Democrats Find a Tax Republicans Can Support

The European Commission has done America a big favor. It has developed — and I mean developed, 291 pages total — what it calls a “carbon border adjustment mechanism,” or CBAM, designed to level the playing field between lower-emitting European manufacturers and higher-content imports. President Biden’s team has decided to go along, calling for what it prefers to label a “polluter import fee” to be levied on the carbon content of imports.

This is good news for those who blame climate change for the recent flooding in China, Europe and Iran, wildfires in California, Arizona, New Mexico and Siberia, and Western droughts and other “climate events.” It is good news also for Republicans such as Rep. John Curtis of Utah, who have been hoping that their party can advance beyond former President Trump’s “hoax” position on climate change to one that is more compatible with the views of independent and younger voters. Last month, 24 Republicans showed up at a meeting Curtis called to discuss the position they might take on climate change in the 2022 midterm elections.

Now that Democrats have opted for a polluter import fee, Republicans need not fear being attacked for raising product prices and a host of other ills that liberals have always blamed on carbon taxes. Nor need they be quite as fearful of conservative constituents, for whom the word “tax” is anathema. Indeed, they can support the move on several grounds that should be agreeable to their conservative constituents.

For one thing, a carbon border tax or polluter import fee — I leave to politicians the choice of jargon — will hit America’s adversaries, China and Russia, hardest. Both are exporters of carbon-heavy products. Both have refused to commit to reducing emissions. China, its emissions already twice those of ours, has agreed only to stabilize emissions, some day, and then reduce them per unit of its growing GDP, and lately to experiment with the data requirements of an internal carbon-credit trading system.

Chinese leader Xi Jinping has told America that we have neither the moral right nor the power to force China to do otherwise, and he charges that such border taxes are protectionist. True, in a sense: They help protect the world from what some argue are the consequences of a further heating of the globe. And they help protect American industry, which has been forced into an unequal competition with China’s $2-per-day labor and the high-carbon-content goods pouring out from its low-cost, emissions-intensive manufacturing processes that rely heavily on coal-fired electricity to give China a competitive advantage in international markets. Xi will have to decide between costly reductions in the emissions embedded in China’s imports, or border taxes that will either reduce profit margins or raise prices, reducing his products’ competitiveness in our markets as well as those of the EU.

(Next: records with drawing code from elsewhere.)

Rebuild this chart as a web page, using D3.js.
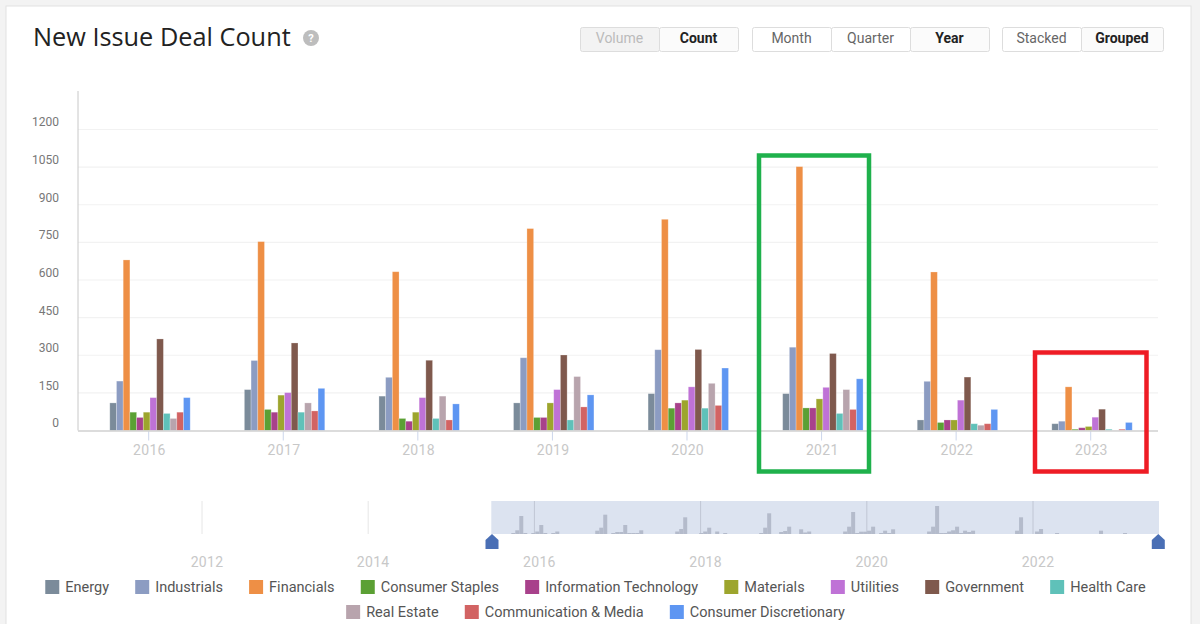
<!DOCTYPE html>
<html>
<head>
<meta charset="utf-8">
<title>New Issue Deal Count</title>
<script src="https://cdnjs.cloudflare.com/ajax/libs/d3/7.8.5/d3.min.js"></script>
<style>
  html, body { margin: 0; padding: 0; background: #f3f3f3; overflow: hidden; }
  text { font-family: Roboto, sans-serif; }
</style>
</head>
<body>
<svg id="chart" width="1200" height="624"></svg>
<script>
const years = ['2016','2017','2018','2019','2020','2021','2022','2023'];
const sectors = ['Energy','Industrials','Financials','Consumer Staples','Information Technology','Materials','Utilities','Government','Health Care','Real Estate','Communication & Media','Consumer Discretionary'];
const sectorColors = ['#7b8b9a','#8c9cc2','#ee8f45','#5ba034','#a8418b','#9da52d','#bf72d6','#7f594d','#5fc1b9','#b8a4ad','#d26363','#5e96f2'];

const energy = [110,163,137,110,147,147,42,27];
const industrials = [197,279,212,290,322,332,196,37];
const financials = [680,753,633,805,842,1052,632,174];
const staples = [73,84,48,52,89,90,32,5];
const infoTech = [52,73,37,52,110,90,42,11];
const materials = [73,141,73,110,121,126,42,16];
const utilities = [131,151,131,163,174,172,121,53];
const government = [365,349,280,301,323,307,213,85];
const healthCare = [68,73,48,42,89,68,27,5];
const realEstate = [48,110,137,215,188,163,21,1];
const commMedia = [73,78,42,94,100,84,27,5];
const consumerDisc = [131,168,106,142,249,206,84,32];
const seriesValues = [energy,industrials,financials,staples,infoTech,materials,utilities,government,healthCare,realEstate,commMedia,consumerDisc];

const yTicks = [0,150,300,450,600,750,900,1050,1200];

// overview strip under the chart, slot number and rough count per slot
const navSlots = [5,6,7,8,10,11,12,13,15,16,26,27,28,30,31,32,33,34,35,36,37,46,47,48,52,53,54,56,58,67,68,69,72,73,74,77,78,79,88,89,90,91,92,93,94,95,97,98,99,100,109,110,111,112,113,114,115,116,117,118,119,120,131,132,136,137,141,152,158];
const navCounts = [10,37,180,10,10,25,90,10,10,25,33,63,193,10,20,20,90,10,10,10,37,25,50,167,10,25,63,25,10,10,63,207,20,30,73,47,15,25,25,73,220,10,23,23,33,73,10,33,10,47,25,73,280,10,10,25,37,73,10,33,20,33,33,167,25,50,10,33,10];
const navYears = [2012,2014,2016,2018,2020,2022];

const buttonGroups = [
  [{label:'Volume', state:'off', w:79},{label:'Count', state:'on', w:79}],
  [{label:'Month', state:'', w:79},{label:'Quarter', state:'', w:79},{label:'Year', state:'on', w:79}],
  [{label:'Stacked', state:'', w:79},{label:'Grouped', state:'on', w:82}]
];
const buttonLefts = [580,752,1002];

const fig = {
  top: 129.5, bottom: 430.5, left: 78, right: 1158
};
const svg = d3.select('#chart');

// panel
svg.append('rect')
  .attr('x',6).attr('y',6).attr('width',1185).attr('height',640)
  .attr('fill','#fff')
  .attr('stroke','#e2e2e2');

var x = d3.scaleBand()
          .domain(years)
          .range([81.4,1158])
          ;
var inner = d3.scaleBand()
          .domain(sectors)
          .range([0,80.4])
          ;
var y = d3.scaleLinear()
          .domain([0,1200])
          .range([fig.bottom,fig.top])
          ;

// grid
svg.append('g')
  .selectAll('line')
  .data(yTicks.slice(1))
  .join('line')
    .attr('x1',fig.left)
    .attr('x2',fig.right)
    .attr('y1',d=> y(d))
    .attr('y2',d=> y(d))
    .attr('stroke','#f2f2f2')
    .attr('stroke-width',1.2)
;

// bars
svg.append('g')
  .selectAll('g')
  .data(seriesValues)
  .join('g')
    .attr('fill',(d,i)=> sectorColors[i])
    .attr('data-sector',(d,i)=> sectors[i])
    .each(function(values,i){
      d3.select(this)
        .selectAll('rect')
        .data(values)
        .join('rect')
          .attr('x',(d,j)=> x(years[j]) + 28.4 + inner(sectors[i]))
          .attr('y',d=> y(d))
          .attr('width',inner.bandwidth())
          .attr('height',d=> y(0) - y(d))
          .attr('stroke','#fff')
          .attr('stroke-opacity',0.3)
          .attr('stroke-width',0.8)
      ;
    })
;

// Axes
const yAxis = d3.axisLeft(y)
  .tickValues(yTicks)
  .tickFormat(d3.format('d'))
  .tickSize(0)
  .tickPadding(19)
  ;
const yG = svg.append('g')
  .attr('transform','translate(' + fig.left + ',0)')
  .call(yAxis)
  ;
yG.select('.domain').remove();
yG.selectAll('text')
  .attr('dy','-0.3em')
  .attr('fill','#777')
  .style('font-size','12px')
  ;
svg.append('line')
  .attr('x1',fig.left).attr('x2',fig.left)
  .attr('y1',91).attr('y2',fig.bottom)
  .attr('stroke','#c8c8c8')
;

const xAxis = d3.axisBottom(x)
  .tickSize(10)
  .tickPadding(5)
  ;
const xG = svg.append('g')
  .attr('transform','translate(0,' + fig.bottom + ')')
  .call(xAxis)
  ;
xG.select('.domain').remove();
xG.selectAll('.tick line').attr('stroke','#ccd6eb');
xG.selectAll('text')
  .attr('dx','0.7')
  .attr('fill','#c8c8c8')
  .style('font-size','14px')
  .style('letter-spacing','0.3px')
  ;
svg.append('line')
  .attr('x1',fig.left).attr('x2',fig.right)
  .attr('y1',fig.bottom + 0.5).attr('y2',fig.bottom + 0.5)
  .attr('stroke','#d0d0d0')
  .attr('stroke-width',1.6)
;

// title
svg.append('text')
  .attr('x',33)
  .attr('y',46)
  .attr('fill','#222')
  .style('font-family','"Open Sans", sans-serif')
  .style('font-size','25.3px')
  .text('New Issue Deal Count')
;
svg.append('circle')
  .attr('cx',311).attr('cy',38).attr('r',8)
  .attr('fill','#bdbdbd')
;
svg.append('text')
  .attr('x',311).attr('y',42)
  .attr('text-anchor','middle')
  .attr('fill','#fff')
  .style('font-size','11px')
  .style('font-weight','700')
  .text('?')
;

// toggle buttons
buttonGroups.forEach(function(group,g){
  let left = 0;
  group.forEach(function(d){ d.left = left; left += d.w; });
  const row = svg.append('g')
    .attr('transform','translate(' + buttonLefts[g] + ',27)');
  row.selectAll('rect')
    .data(group)
    .join('rect')
      .attr('x',d=> d.left + 0.5)
      .attr('y',0.5)
      .attr('width',d=> d.w)
      .attr('height',24)
      .attr('rx',2)
      .attr('fill',d=> d.state == 'off' ? '#f3f3f3' : d.state == 'on' ? '#fbfbfb' : '#fff')
      .attr('stroke','#ddd')
  ;
  row.selectAll('text')
    .data(group)
    .join('text')
      .attr('x',d=> d.left + d.w/2)
      .attr('y',16)
      .attr('text-anchor','middle')
      .attr('fill',d=> d.state == 'off' ? '#bbb' : d.state == 'on' ? '#222' : '#666')
      .style('font-size','14px')
      .style('font-weight',d=> d.state == 'on' ? '700' : '400')
      .text(d=> d.label)
  ;
});

// overview strip
var navX = d3.scaleLinear()
          .domain([2012,2022])
          .range([202,1033])
          ;
var navSlot = d3.scaleLinear()
          .domain([0,167])
          .range([491.3,1159])
          ;
var navY = d3.scaleLinear()
          .domain([0,330])
          .range([534,501])
          ;
svg.append('rect')
  .attr('x',navSlot(0)).attr('y',navY(330))
  .attr('width',navSlot(167) - navSlot(0))
  .attr('height',navY(0) - navY(330))
  .attr('fill','#dce3f0')
;
svg.append('g')
  .selectAll('line')
  .data(navYears)
  .join('line')
    .attr('x1',d=> navX(d))
    .attr('x2',d=> navX(d))
    .attr('y1',navY(330))
    .attr('y2',navY(0))
    .attr('stroke',d=> d < 2016 ? '#e6e6e6' : '#c0c6d4')
;
svg.append('g')
  .selectAll('rect')
  .data(navSlots)
  .join('rect')
    .attr('x',d=> navSlot(d))
    .attr('y',(d,i)=> navY(navCounts[i]))
    .attr('width',navSlot(1) - navSlot(0))
    .attr('height',(d,i)=> navY(0) - navY(navCounts[i]))
    .attr('fill','#b4bbcb')
;
svg.append('g')
  .selectAll('text')
  .data(navYears)
  .join('text')
    .attr('x',d=> navX(d) + 5)
    .attr('y',567)
    .attr('text-anchor','middle')
    .attr('fill','#c8c8c8')
    .style('font-size','14px')
    .style('letter-spacing','0.3px')
    .text(d=> d)
;
svg.append('g')
  .selectAll('path')
  .data([navSlot(0) + 0.7,navSlot(167) - 0.7])
  .join('path')
    .attr('transform',d=> 'translate(' + d + ',534)')
    .attr('d','M0,0 L6.5,6 L6.5,15 L-6.5,15 L-6.5,6 Z')
    .attr('fill','#4a6fb5')
;

// legend, two centred rows
const legendGap = 26.2;
const legendRows = [sectors.slice(0,9),sectors.slice(9)];
legendRows.forEach(function(names,r){
  const row = svg.append('g');
  let pos = 0;
  names.forEach(function(name){
    const item = row.append('g').attr('transform','translate(' + pos + ',0)');
    item.append('rect')
      .attr('y',-7).attr('width',14).attr('height',14)
      .attr('fill',sectorColors[sectors.indexOf(name)])
    ;
    const label = item.append('text')
      .attr('x',20).attr('y',5)
      .attr('fill','#555')
      .style('font-size','14.5px')
      .text(name)
    ;
    pos += 20 + label.node().getComputedTextLength() + legendGap;
  });
  row.attr('transform','translate(' + (595.5 - (pos - legendGap)/2) + ',' + (587 + r*25) + ')');
});

// highlight boxes on top of the chart
svg.append('rect')
  .attr('x',759).attr('y',155.5).attr('width',110).attr('height',316)
  .attr('fill','none')
  .attr('stroke','#1fb14c')
  .attr('stroke-width',4.5)
;
svg.append('rect')
  .attr('x',1035).attr('y',352.5).attr('width',111.5).attr('height',119)
  .attr('fill','none')
  .attr('stroke','#ee1c25')
  .attr('stroke-width',4.5)
;
</script>
</body>
</html>
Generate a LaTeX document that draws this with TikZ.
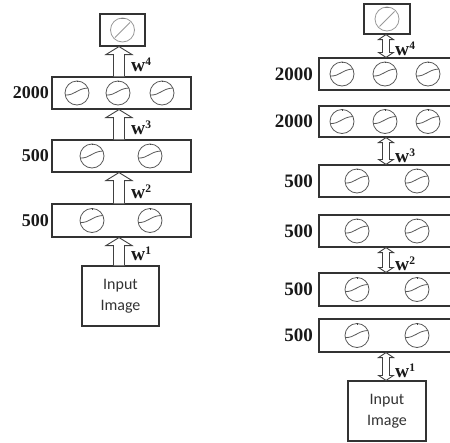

Xi is right that we cannot force China to reduce its greenhouse gas emissions. But the EU and the U.S. combine to account for 40 percent of China’s exports. Force might not be necessary.

Russian President Vladimir Putin joined the Paris Agreement in 2019 and has instructed his government to reduce emissions, but only after taking account of the need to maintain economic growth. Putin estimates that Russia will have to pay $3 billion annually in border taxes; KPMG is guessing double that. Not a trivial sum for an underdeveloped oil-producing country with an economy only roughly the size of another but far more highly developed oil-producing economy, the state of Texas.

Republicans improve their prospects not only by showing they are doing something about climate, and something that is bad news for our major adversaries. They can also argue to conservative constituents that the proceeds from a carbon border tax, extracted from companies that are forced to pay to play in the U.S. market, reduce our budget deficits and/or taxes on work and investment required by President Biden’s infrastructure and welfare expansion plans. It is more, rather than less, likely that overseas producers of the goods subject to this tax will shrink their margins to remain competitive in the U.S. than that final prices will rise significantly. But if they do raise prices, Republicans should have in hand studies that show that the regressive features of any tax on carbon can be offset by a variety of means. Difficult, but not impossible, and a lot better than doing nothing about climate change, or favoring more regulations by an already regulation-prone government.

Besides, the effects on America will be close to nil. The proposed regulations provide a mechanism by which countries that have taken steps to reduce emissions can claim credits against any charges levied on their exports. Thanks to regulations already in place, American exports have relatively small carbon footprints. If those credits prove significant, the anticipated revenues will drop, but you can’t have it both ways — avoid any import tax by reducing domestic emissions to earn credits against that tax, and revenues from the tax being avoided. Either one is a plus.

It is a long way from an European Commission proposal to its adoption by the 27 states of the European Union. By the time that process is completed, America might well have built a similar tax into its budget. Good for the country and for Republicans angling to move from “hoax” to a position more in line with the wishes of constituents they desperately need to attract.

Irwin Stelzer is a senior fellow at the Hudson Institute, and American economic and political correspondent for The Sunday Times of London.